WRITTEN EXERCISE
Wherever a line holds the string "page", copy that line.

GIVEN DATA
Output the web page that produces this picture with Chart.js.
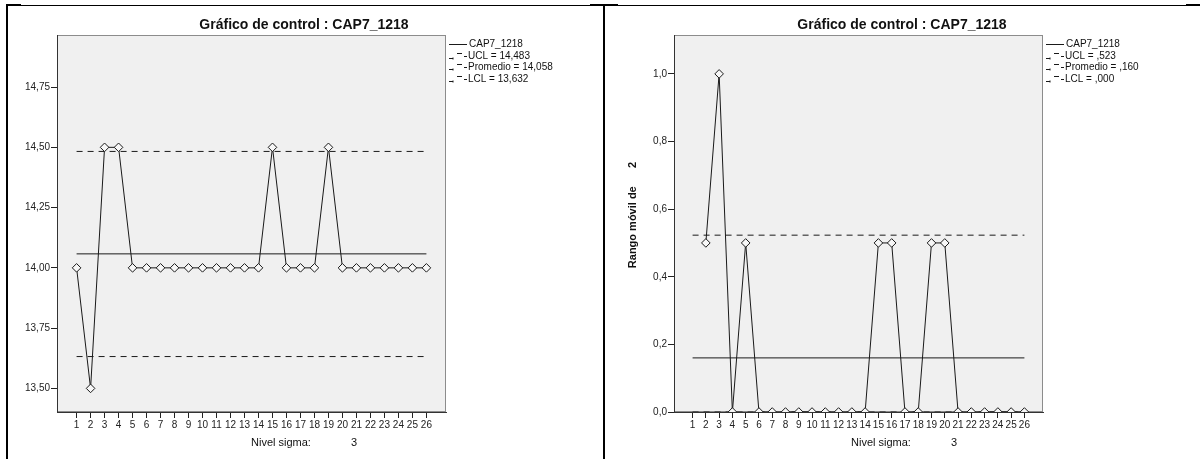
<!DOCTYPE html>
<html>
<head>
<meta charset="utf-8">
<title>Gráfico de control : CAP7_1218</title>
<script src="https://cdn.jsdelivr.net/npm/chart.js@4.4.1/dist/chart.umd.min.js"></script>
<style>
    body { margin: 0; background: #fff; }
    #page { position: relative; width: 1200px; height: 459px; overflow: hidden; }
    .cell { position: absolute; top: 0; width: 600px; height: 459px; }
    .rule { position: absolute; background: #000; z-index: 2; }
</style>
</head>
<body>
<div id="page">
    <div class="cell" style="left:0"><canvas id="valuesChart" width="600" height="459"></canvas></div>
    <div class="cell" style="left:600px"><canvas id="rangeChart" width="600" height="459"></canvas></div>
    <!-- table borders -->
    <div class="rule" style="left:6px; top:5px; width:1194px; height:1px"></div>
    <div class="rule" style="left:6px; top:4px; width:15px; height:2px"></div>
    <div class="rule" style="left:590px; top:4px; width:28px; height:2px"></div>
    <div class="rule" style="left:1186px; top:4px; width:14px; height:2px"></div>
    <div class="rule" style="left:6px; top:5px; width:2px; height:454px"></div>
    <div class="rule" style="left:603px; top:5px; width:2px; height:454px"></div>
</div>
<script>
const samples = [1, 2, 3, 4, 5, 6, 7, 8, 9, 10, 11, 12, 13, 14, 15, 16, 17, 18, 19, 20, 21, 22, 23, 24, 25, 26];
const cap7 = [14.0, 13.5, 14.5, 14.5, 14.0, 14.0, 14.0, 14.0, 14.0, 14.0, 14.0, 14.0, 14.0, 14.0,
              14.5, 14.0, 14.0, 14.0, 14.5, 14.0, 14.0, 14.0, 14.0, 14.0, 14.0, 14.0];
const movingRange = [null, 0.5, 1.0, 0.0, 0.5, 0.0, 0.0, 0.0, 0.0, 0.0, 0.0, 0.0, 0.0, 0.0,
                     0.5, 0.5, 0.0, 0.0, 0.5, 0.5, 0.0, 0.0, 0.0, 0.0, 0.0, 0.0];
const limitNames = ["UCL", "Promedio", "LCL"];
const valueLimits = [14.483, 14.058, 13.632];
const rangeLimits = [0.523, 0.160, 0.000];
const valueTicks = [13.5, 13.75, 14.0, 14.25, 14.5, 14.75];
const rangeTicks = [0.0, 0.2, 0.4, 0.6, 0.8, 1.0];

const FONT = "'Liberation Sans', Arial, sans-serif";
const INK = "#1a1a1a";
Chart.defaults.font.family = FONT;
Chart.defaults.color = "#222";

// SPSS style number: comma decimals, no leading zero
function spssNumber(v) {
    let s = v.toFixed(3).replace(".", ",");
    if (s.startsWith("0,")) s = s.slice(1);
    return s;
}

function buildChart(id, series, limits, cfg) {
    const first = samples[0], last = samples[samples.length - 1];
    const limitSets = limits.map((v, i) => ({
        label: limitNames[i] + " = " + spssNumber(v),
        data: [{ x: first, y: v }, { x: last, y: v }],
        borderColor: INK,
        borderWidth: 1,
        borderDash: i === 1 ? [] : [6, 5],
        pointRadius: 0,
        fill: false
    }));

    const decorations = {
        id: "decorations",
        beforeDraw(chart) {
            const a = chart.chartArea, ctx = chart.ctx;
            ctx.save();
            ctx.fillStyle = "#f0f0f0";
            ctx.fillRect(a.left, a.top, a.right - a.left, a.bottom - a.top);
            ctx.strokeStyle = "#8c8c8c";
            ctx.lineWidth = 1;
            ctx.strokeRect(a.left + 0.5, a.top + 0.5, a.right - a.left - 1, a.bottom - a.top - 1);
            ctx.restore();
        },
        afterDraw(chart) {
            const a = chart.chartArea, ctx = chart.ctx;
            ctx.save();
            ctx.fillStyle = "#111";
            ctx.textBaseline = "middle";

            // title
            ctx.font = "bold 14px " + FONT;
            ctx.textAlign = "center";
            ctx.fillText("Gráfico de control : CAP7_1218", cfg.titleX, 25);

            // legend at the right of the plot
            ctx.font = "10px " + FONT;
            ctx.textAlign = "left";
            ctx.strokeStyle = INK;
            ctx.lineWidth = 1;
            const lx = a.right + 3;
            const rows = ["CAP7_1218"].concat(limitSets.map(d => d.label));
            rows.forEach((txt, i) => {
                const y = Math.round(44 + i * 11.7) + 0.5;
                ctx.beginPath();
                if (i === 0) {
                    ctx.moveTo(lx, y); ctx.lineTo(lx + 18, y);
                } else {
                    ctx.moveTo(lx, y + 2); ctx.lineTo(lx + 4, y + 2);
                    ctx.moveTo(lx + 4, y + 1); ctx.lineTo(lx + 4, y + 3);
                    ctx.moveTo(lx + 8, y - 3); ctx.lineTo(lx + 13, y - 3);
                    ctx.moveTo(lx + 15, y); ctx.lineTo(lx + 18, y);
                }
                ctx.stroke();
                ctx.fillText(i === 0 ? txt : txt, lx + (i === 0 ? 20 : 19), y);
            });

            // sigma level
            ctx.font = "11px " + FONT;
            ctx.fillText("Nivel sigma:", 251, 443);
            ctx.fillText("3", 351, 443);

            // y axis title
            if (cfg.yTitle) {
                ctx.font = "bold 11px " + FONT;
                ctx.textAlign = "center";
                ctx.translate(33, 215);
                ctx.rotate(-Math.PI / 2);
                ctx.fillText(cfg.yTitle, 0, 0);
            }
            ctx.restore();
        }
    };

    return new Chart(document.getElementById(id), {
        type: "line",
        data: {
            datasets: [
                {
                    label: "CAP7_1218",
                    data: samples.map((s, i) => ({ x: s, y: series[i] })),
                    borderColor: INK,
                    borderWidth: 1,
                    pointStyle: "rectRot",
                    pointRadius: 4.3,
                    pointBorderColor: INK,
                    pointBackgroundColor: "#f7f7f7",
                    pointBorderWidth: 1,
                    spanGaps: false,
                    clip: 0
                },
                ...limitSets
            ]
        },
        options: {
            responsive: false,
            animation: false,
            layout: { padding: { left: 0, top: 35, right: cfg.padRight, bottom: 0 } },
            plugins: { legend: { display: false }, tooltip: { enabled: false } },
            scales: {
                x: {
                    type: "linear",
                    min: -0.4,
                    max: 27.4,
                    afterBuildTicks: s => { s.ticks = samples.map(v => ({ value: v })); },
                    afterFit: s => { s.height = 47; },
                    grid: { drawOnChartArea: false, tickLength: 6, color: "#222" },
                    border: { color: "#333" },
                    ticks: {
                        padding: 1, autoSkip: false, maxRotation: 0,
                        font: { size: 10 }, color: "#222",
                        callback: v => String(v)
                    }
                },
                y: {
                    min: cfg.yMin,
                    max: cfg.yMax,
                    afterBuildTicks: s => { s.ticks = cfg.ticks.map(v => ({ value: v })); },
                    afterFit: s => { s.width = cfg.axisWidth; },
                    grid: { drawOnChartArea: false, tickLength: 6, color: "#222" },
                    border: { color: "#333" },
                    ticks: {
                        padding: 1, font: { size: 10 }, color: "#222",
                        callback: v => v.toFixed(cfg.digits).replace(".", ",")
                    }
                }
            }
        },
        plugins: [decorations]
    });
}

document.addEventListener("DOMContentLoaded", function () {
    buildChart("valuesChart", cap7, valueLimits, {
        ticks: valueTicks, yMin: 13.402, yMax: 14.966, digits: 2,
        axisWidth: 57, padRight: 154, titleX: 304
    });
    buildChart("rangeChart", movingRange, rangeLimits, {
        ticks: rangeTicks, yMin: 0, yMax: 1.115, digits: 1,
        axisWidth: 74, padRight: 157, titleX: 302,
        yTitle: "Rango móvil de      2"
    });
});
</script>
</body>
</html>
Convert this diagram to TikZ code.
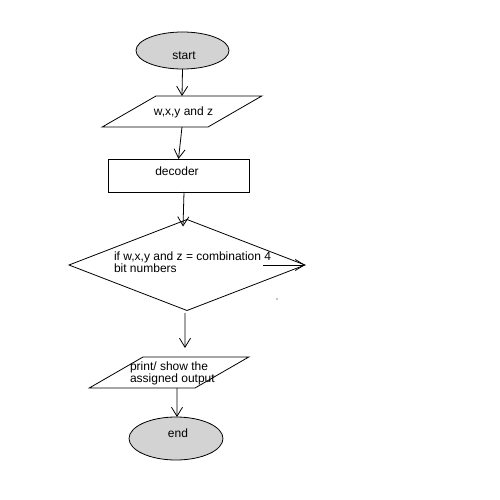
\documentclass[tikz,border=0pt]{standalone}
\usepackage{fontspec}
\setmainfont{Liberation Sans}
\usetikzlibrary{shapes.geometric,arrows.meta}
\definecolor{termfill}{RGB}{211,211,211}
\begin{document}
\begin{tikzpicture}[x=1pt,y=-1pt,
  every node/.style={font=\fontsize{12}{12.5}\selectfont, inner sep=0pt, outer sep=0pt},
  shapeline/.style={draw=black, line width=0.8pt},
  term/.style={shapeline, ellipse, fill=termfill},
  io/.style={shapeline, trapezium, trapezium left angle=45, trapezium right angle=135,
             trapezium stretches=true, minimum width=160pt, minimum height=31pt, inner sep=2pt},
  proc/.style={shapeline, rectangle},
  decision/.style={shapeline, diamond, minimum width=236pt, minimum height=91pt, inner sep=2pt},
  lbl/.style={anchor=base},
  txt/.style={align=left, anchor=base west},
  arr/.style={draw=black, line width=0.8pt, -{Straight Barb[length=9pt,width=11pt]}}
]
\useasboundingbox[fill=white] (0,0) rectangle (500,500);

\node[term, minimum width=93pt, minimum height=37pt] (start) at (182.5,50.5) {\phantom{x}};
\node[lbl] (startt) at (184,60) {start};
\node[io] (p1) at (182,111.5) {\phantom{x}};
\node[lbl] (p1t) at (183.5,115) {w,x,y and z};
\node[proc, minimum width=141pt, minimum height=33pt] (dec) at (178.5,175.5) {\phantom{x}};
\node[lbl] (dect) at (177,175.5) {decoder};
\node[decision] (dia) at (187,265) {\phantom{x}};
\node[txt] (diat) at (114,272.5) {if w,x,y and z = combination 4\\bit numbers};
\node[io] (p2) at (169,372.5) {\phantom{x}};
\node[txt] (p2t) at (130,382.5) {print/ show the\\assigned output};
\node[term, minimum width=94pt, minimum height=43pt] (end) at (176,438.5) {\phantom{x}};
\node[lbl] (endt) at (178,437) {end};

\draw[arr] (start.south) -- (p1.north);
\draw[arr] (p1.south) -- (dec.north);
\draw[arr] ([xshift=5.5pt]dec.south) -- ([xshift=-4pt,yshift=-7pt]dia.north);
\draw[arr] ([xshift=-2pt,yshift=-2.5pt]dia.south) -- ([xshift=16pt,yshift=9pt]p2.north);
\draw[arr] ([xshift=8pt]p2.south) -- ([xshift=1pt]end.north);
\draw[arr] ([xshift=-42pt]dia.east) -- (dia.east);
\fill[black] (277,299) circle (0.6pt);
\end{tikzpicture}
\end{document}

SOLUTION
Output the web page that produces this picture with Chart.js.
    #page { position: relative; width: 1200px; height: 459px; overflow: hidden; }
<div id="page">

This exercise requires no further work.